By Daniel Casillas, MWN
Artworks are usually enjoyed in museums or galleries. However, there are also talented street artists who use cities as their canvases to create impressive masterpieces. That is the case of Germany-based painter called JPS. He makes works that interact with the environment in a creative and fun way.
“Knowing that people love my art is the biggest reward for me,” says JPS.
Metro sat down with the graffiti artist to learn more.
What led you to become an artist?
My father – who was sadly an alcoholic and was in and out of jail throughout my childhood – was a very good artist. He taught me drawing techniques and made me appreciate art. After school, I decided to study graphic design. Sadly, I had to leave college because the government stopped fundings and I couldn’t afford it any longer.
Around the same time, two of my friends were murdered in separate events only 6 months apart. I couldn’t cope with the loss and my desperation led me into a downwards spiral of heavy drug and alcohol abuse, which ultimately did end in homelessness.
In 2009, a friend managed to awaken my interest in stencil art and made me realize how I’d thrown away my own life and what disgrace I became over the years. I turned my life around and started to create my first artworks.
What about street art?
I think my works are very wide-ranged and can’t be described in a short sentence. I’m not only doing the street art that interacts with things, I also love to play with words and add puns to them. I only paint what I love and if I have a good idea, I need to bring it to the streets.
Tell us more about your creative process.

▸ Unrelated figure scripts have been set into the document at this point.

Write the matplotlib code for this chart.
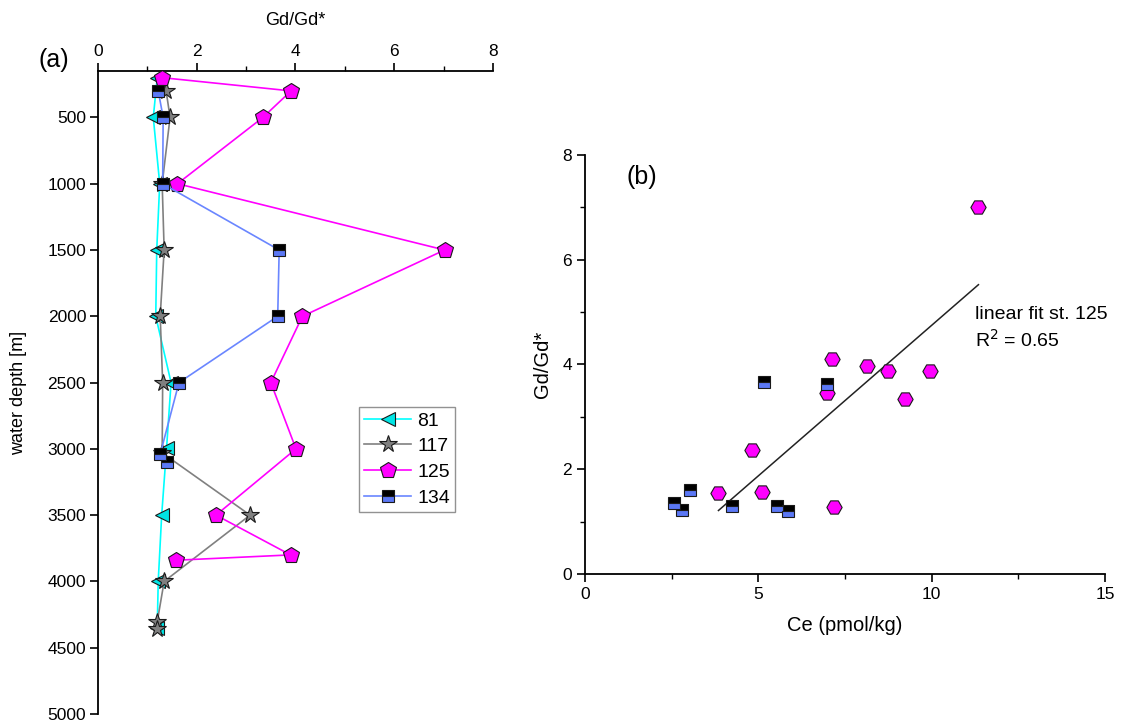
import numpy as np
import matplotlib
matplotlib.use("Agg")
import matplotlib.pyplot as plt
from matplotlib.ticker import MultipleLocator

plt.rcParams['font.family'] = ['Liberation Sans', 'DejaVu Sans']

# ---------------- data: panel (a) depth profiles ----------------
st81_gd = [1.20, 1.12, 1.25, 1.19, 1.17, 1.48, 1.39, 1.29, 1.22, 1.20]
st81_depth = [200, 500, 1000, 1500, 2000, 2500, 2990, 3500, 4000, 4350]

st117_gd = [1.38, 1.46, 1.30, 1.34, 1.26, 1.31, 1.30, 3.08, 1.34, 1.20, 1.20]
st117_depth = [300, 500, 1000, 1500, 2000, 2500, 3030, 3500, 4000, 4305, 4360]

st125_gd = [1.30, 3.91, 3.34, 1.61, 7.02, 4.14, 3.50, 4.01, 2.39, 3.90, 1.59]
st125_depth = [200, 300, 500, 1000, 1500, 2000, 2500, 3000, 3500, 3800, 3840]

st134_gd = [1.22, 1.32, 1.31, 3.67, 3.64, 1.64, 1.26, 1.40]
st134_depth = [300, 500, 1000, 1500, 2000, 2500, 3040, 3100]

# ---------------- data: panel (b) Gd/Gd* vs Ce ----------------
ce125 = [11.35, 7.12, 8.14, 8.75, 9.94, 9.24, 6.97, 4.81, 3.85, 5.11, 7.18]
gd125 = [7.00, 4.10, 3.98, 3.88, 3.88, 3.35, 3.45, 2.36, 1.55, 1.57, 1.27]

ce134 = [2.58, 2.80, 3.04, 4.25, 5.55, 5.86, 5.15, 6.97]
gd134 = [1.36, 1.23, 1.61, 1.29, 1.29, 1.20, 3.66, 3.63]

depth_ticks = list(range(500, 5001, 500))

c81_line, c81_face = '#00ffff', '#00e5e5'
c117_line, c117_face = '#808080', '#808080'
c125 = '#ff00ff'
c134_line, c134_face = '#6a86ff', '#5b78f5'

fig = plt.figure(figsize=(11.25, 7.27), dpi=100)

# ---------------- panel (a) ----------------
axa = fig.add_axes([0.0871, 0.0179, 0.3511, 0.8844])
axa.plot(st81_gd, st81_depth, color=c81_line, lw=1.2, marker='<', ms=10,
         mfc=c81_face, mec='#1a1a1a', mew=0.8, label='81', zorder=3)
axa.plot(st117_gd, st117_depth, color=c117_line, lw=1.2, marker='*', ms=13,
         mfc=c117_face, mec='#1a1a1a', mew=0.8, label='117', zorder=4)
axa.plot(st125_gd, st125_depth, color=c125, lw=1.2, marker='p', ms=12,
         mfc=c125, mec='#1a1a1a', mew=0.8, label='125', zorder=5)
axa.plot(st134_gd, st134_depth, color=c134_line, lw=1.2, marker='s', ms=8.5,
         mfc='black', mfcalt=c134_face, fillstyle='top', mec='#1a1a1a', mew=0.8,
         label='134', zorder=6)

axa.set_xlim(0, 8)
axa.set_ylim(5000, 150)
axa.xaxis.set_ticks_position('top')
axa.xaxis.set_label_position('top')
axa.xaxis.set_major_locator(MultipleLocator(2))
axa.xaxis.set_minor_locator(MultipleLocator(1))
axa.set_yticks(depth_ticks)
for s in ['right', 'bottom']:
    axa.spines[s].set_visible(False)
for s in ['left', 'top']:
    axa.spines[s].set_linewidth(1.3)
axa.tick_params(axis='both', which='major', labelsize=12.5, length=6, width=1.2,
                direction='out', pad=2.5)
axa.tick_params(axis='both', which='minor', length=3.5, width=1.0, direction='out')
axa.set_xlabel('Gd/Gd*', fontsize=13, labelpad=14)
axa.set_ylabel('water depth [m]', fontsize=13, labelpad=15)
leg = axa.legend(loc='upper left', bbox_to_anchor=(0.6608, 0.4774), fontsize=14,
                 frameon=True, fancybox=False, edgecolor='#777777',
                 handlelength=2.45, handletextpad=0.3, borderpad=0.25,
                 labelspacing=0.42, borderaxespad=0)
leg.get_frame().set_linewidth(1.0)
fig.text(38 / 1125, 1 - 60 / 727, '(a)', fontsize=18, ha='left', va='center')

# ---------------- panel (b) ----------------
axb = fig.add_axes([0.52, 0.2105, 0.4622, 0.5763])
axb.plot(ce125, gd125, ls='none', marker='H', ms=11, mfc=c125, mec='#1a1a1a',
         mew=0.8, zorder=3)
axb.plot(ce134, gd134, ls='none', marker='s', ms=8.5, mfc='black', mfcalt=c134_face,
         fillstyle='top', mec='#1a1a1a', mew=0.8, zorder=4)

coef = np.polyfit(ce125, gd125, 1)
xfit = np.array([min(ce125), max(ce125)])
axb.plot(xfit, np.polyval(coef, xfit), color='#222222', lw=1.1, zorder=2)

axb.set_xlim(0, 15)
axb.set_ylim(0, 8)
axb.xaxis.set_major_locator(MultipleLocator(5))
axb.xaxis.set_minor_locator(MultipleLocator(2.5))
axb.yaxis.set_major_locator(MultipleLocator(2))
axb.yaxis.set_minor_locator(MultipleLocator(1))
for s in ['right', 'top']:
    axb.spines[s].set_visible(False)
for s in ['left', 'bottom']:
    axb.spines[s].set_linewidth(1.3)
axb.tick_params(axis='both', which='major', labelsize=12.5, length=6, width=1.2, direction='out')
axb.tick_params(axis='both', which='minor', length=3.5, width=1.0, direction='out')
axb.set_xlabel('Ce (pmol/kg)', fontsize=14.5, labelpad=10)
axb.set_ylabel('Gd/Gd*', fontsize=14.5, labelpad=7)
axb.text(0.08, 0.947, '(b)', transform=axb.transAxes, fontsize=18, ha='left', va='center')
axb.text(0.75, 0.62, 'linear fit st. 125', transform=axb.transAxes, fontsize=14,
         ha='left', va='center')
axb.text(0.75, 0.558, 'R$^2$ = 0.65', transform=axb.transAxes, fontsize=14,
         ha='left', va='center')

fig.savefig('out.png', dpi=100)
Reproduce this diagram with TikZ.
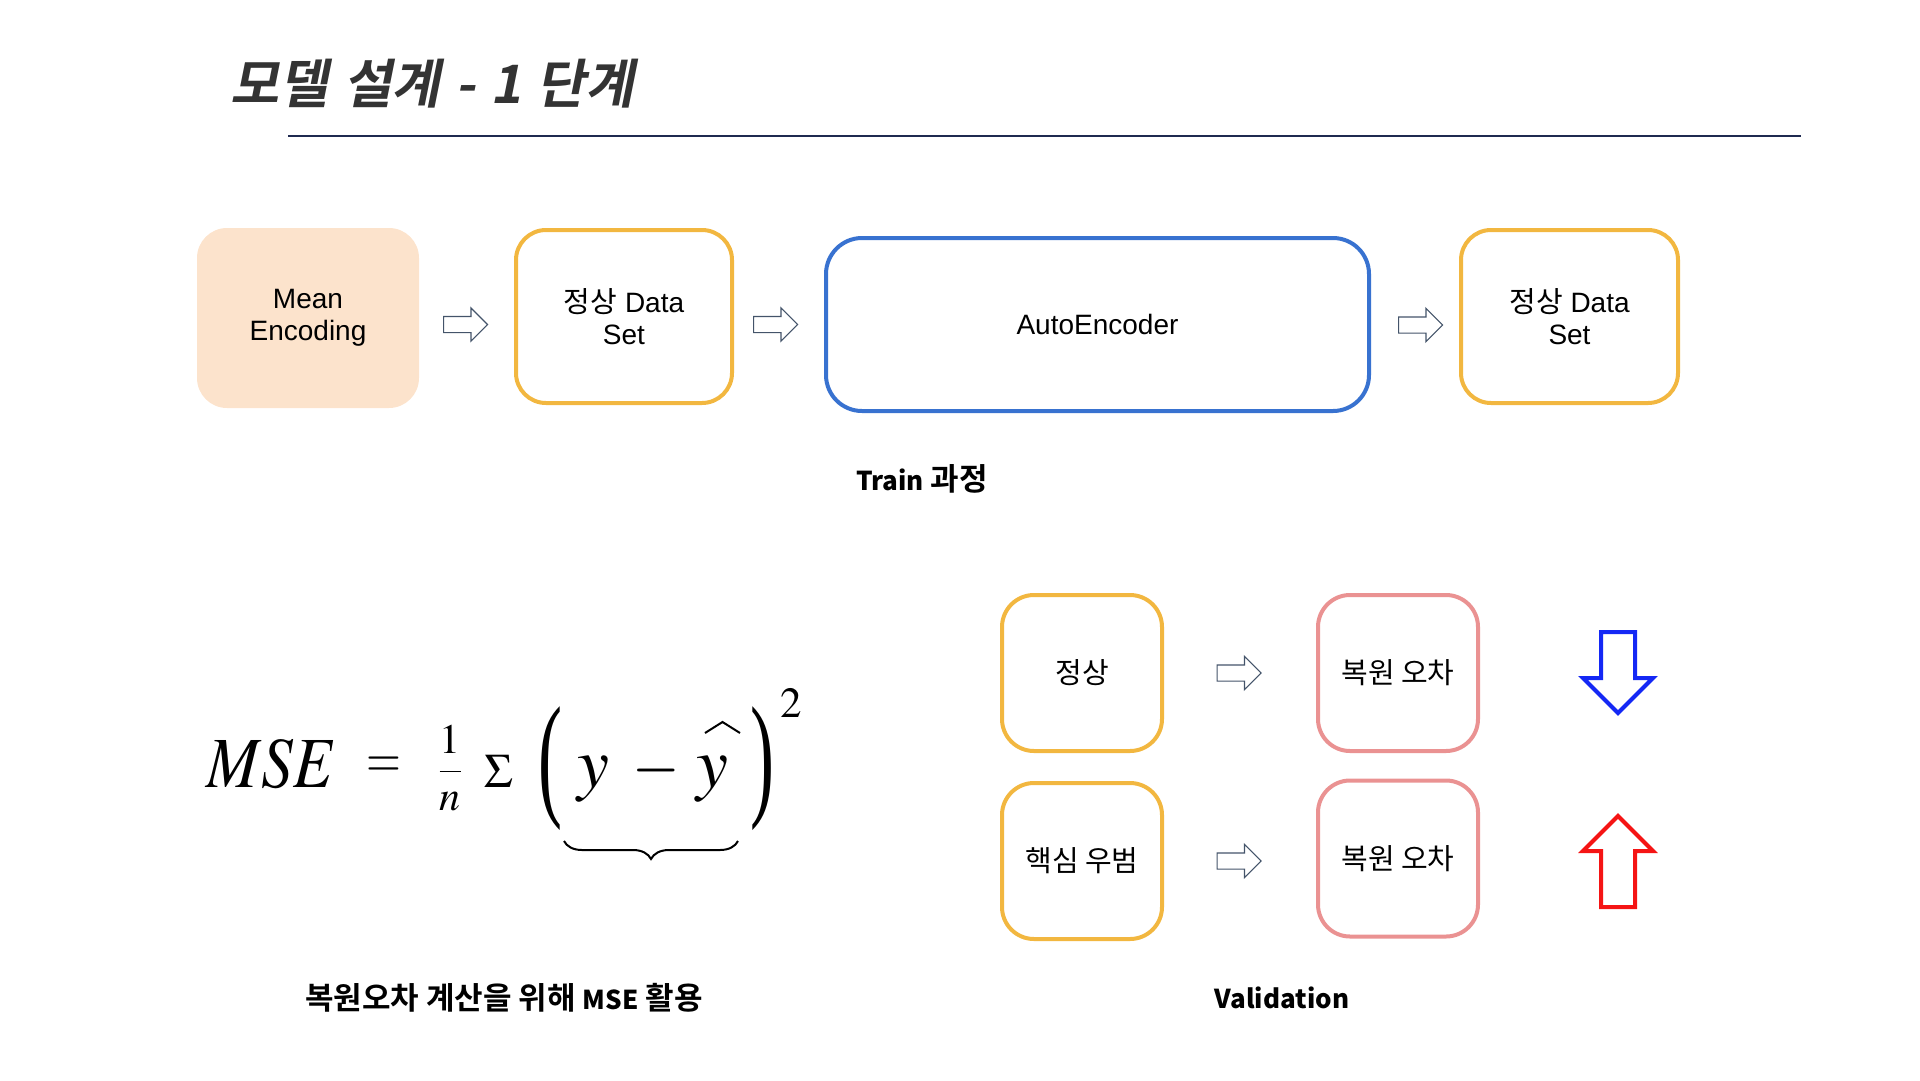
\documentclass[tikz,border=0pt]{standalone}
\usepackage{mathptmx}
\usepackage{fontspec}
\usepackage{graphicx}
\usetikzlibrary{shapes.arrows, decorations.pathreplacing}
\setmainfont{Liberation Sans}
\newfontfamily\eqfont{Liberation Serif}
\newfontfamily\kr{Noto Sans CJK KR}
\newfontfamily\krbold{Noto Sans CJK KR Bold}
\newfontfamily\krtitle[FakeSlant=0.2, WordSpace=1.25]{Noto Sans CJK KR Bold}
\newcommand{\hg}[1]{{\kr\fontsize{29}{32}\selectfont #1}}
\newcommand{\lat}[1]{{\fontsize{26}{32}\selectfont #1}}
\definecolor{peach}{RGB}{252,227,204}
\definecolor{gold}{RGB}{242,183,64}
\definecolor{aeblue}{RGB}{56,114,208}
\definecolor{rose}{RGB}{234,146,146}
\definecolor{slate}{RGB}{68,84,106}
\definecolor{navy}{RGB}{31,42,80}
\definecolor{titlegray}{RGB}{51,51,51}
\definecolor{downblue}{RGB}{20,40,245}
\definecolor{upred}{RGB}{245,20,20}

\begin{document}
\begin{tikzpicture}[x=1pt, y=-1pt,
    box/.style={draw=gold, line width=4pt, rounded corners=30pt, minimum width=216pt, minimum height=173pt, inner sep=0pt, align=center, font=\fontsize{28}{32}\selectfont},
    vbox/.style={box, minimum width=160pt, minimum height=156pt, rounded corners=32pt, font=\kr\fontsize{29}{32}\selectfont},
    flow/.style={single arrow, draw=slate, fill=white, line width=1.2pt, inner sep=7.5pt, minimum width=32pt, minimum height=44pt, single arrow head extend=8.5pt, anchor=tail},
    bigarrow/.style={single arrow, fill=white, line width=4pt, inner sep=15pt, minimum width=66pt, single arrow head extend=18pt, anchor=tail},
    caption/.style={font=\krbold\fontsize{31}{34}\selectfont},
    eqpart/.style={inner sep=0pt, anchor=base}]
    \useasboundingbox (0,0) rectangle (1920,1080);

    % title and rule
    \node[anchor=west, text=titlegray, font=\krtitle\fontsize{53}{60}\selectfont] (title) at (227,84) {모델 설계 - 1 단계};
    \coordinate (rulel) at (288,136);
    \coordinate (ruler) at (1801,136);
    \draw[navy, line width=2pt] (rulel) -- (ruler);

    % train
    \node[fill=peach, rounded corners=30pt, minimum width=222pt, minimum height=180pt, align=center, font=\fontsize{28}{32}\selectfont] (mean) at (308,318) {Mean\\Encoding};
    \node[box] (normal) at (624,316.5) {\hg{정상} Data\\Set};
    \node[box, draw=aeblue, minimum width=543pt, rounded corners=36pt] (ae) at (1097.5,324.5) {AutoEncoder};
    \node[box, minimum width=217pt] (normalout) at (1569.5,316.5) {\hg{정상} Data\\Set};

    \node[flow] (f1) at (443,324.5) {};
    \node[flow] (f2) at (753,324.5) {};
    \node[flow] (f3) at (1398,325) {};

    \node[caption] (traincap) at (922,479) {\lat{\bfseries Train} 과정};

    % formula
    \node[eqpart, anchor=base west, font=\fontsize{72}{72}\selectfont] (mse) at (206,787) {\scalebox{0.88}[1]{$MSE$}};
    \node[eqpart, font=\fontsize{56}{56}\selectfont] (eq) at (383.5,777.5) {\scalebox{0.8}[1]{$=$}};
    \node[inner sep=0pt, font=\fontsize{42}{42}\selectfont] (frac) at (450,768.5) {$\displaystyle\frac{1}{n}$};
    \node[eqpart, anchor=base west, font=\fontsize{48}{48}\selectfont] (sigma) at (484,787) {$\Sigma$};
    \node[inner sep=0pt, font=\eqfont\fontsize{72}{72}\selectfont] (lpar) at (550,769) {\scalebox{1}[1.9]{(}};
    \node[eqpart, font=\fontsize{72}{72}\selectfont] (y) at (593,787) {$y$};
    \node[eqpart, font=\fontsize{72}{72}\selectfont] (minus) at (656,788) {\scalebox{0.85}[1]{$-$}};
    \node[eqpart, font=\fontsize{72}{72}\selectfont] (yhat) at (712.5,787) {$y$};
    \coordinate (hatl) at (705,733);
    \coordinate (hatt) at (722.5,722);
    \coordinate (hatr) at (740,733);
    \draw[line width=2pt] (hatl) -- (hatt) -- (hatr);
    \node[inner sep=0pt, font=\eqfont\fontsize{72}{72}\selectfont] (rpar) at (762,769) {\scalebox{1}[1.9]{)}};
    \node[eqpart, anchor=base west, font=\fontsize{43}{43}\selectfont] (sq) at (780,717) {$2$};
    \coordinate (brl) at (564,841);
    \coordinate (brr) at (738,841);
    \draw[decorate, decoration={brace, mirror, amplitude=18pt}, line width=2pt] (brl) -- (brr);

    \node[caption] (msecap) at (504,998) {복원오차 계산을 위해 \lat{\bfseries MSE} 활용};

    % validation
    \node[vbox] (vnormal) at (1082,673) {정상};
    \node[vbox, draw=rose] (verr1) at (1398,673) {복원 오차};
    \node[vbox] (vcore) at (1082,861) {핵심 우범};
    \node[vbox, draw=rose] (verr2) at (1398,858.5) {복원 오차};

    \node[flow] (f4) at (1216.5,673) {};
    \node[flow] (f5) at (1216.5,861) {};

    \node[bigarrow, draw=downblue, shape border rotate=270, minimum height=81pt] (down) at (1618,630) {};
    \node[bigarrow, draw=upred, shape border rotate=90, minimum height=91pt] (up) at (1618,909) {};

    \node[caption] (valcap) at (1282,998) {\lat{\bfseries Validation}};
\end{tikzpicture}
\end{document}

In most cases, the location inspires the work. I always had the ability to see my environment differently than a lot of other people, I see a crack in a wall and my mind transforms it into a raging stream or the lower section of a regular lamppost reminds me of a ketchup bottle. As I know a lot of people wouldn’t take notice of these things, my aim is to make people see the world as I do – and to put a smile on their faces.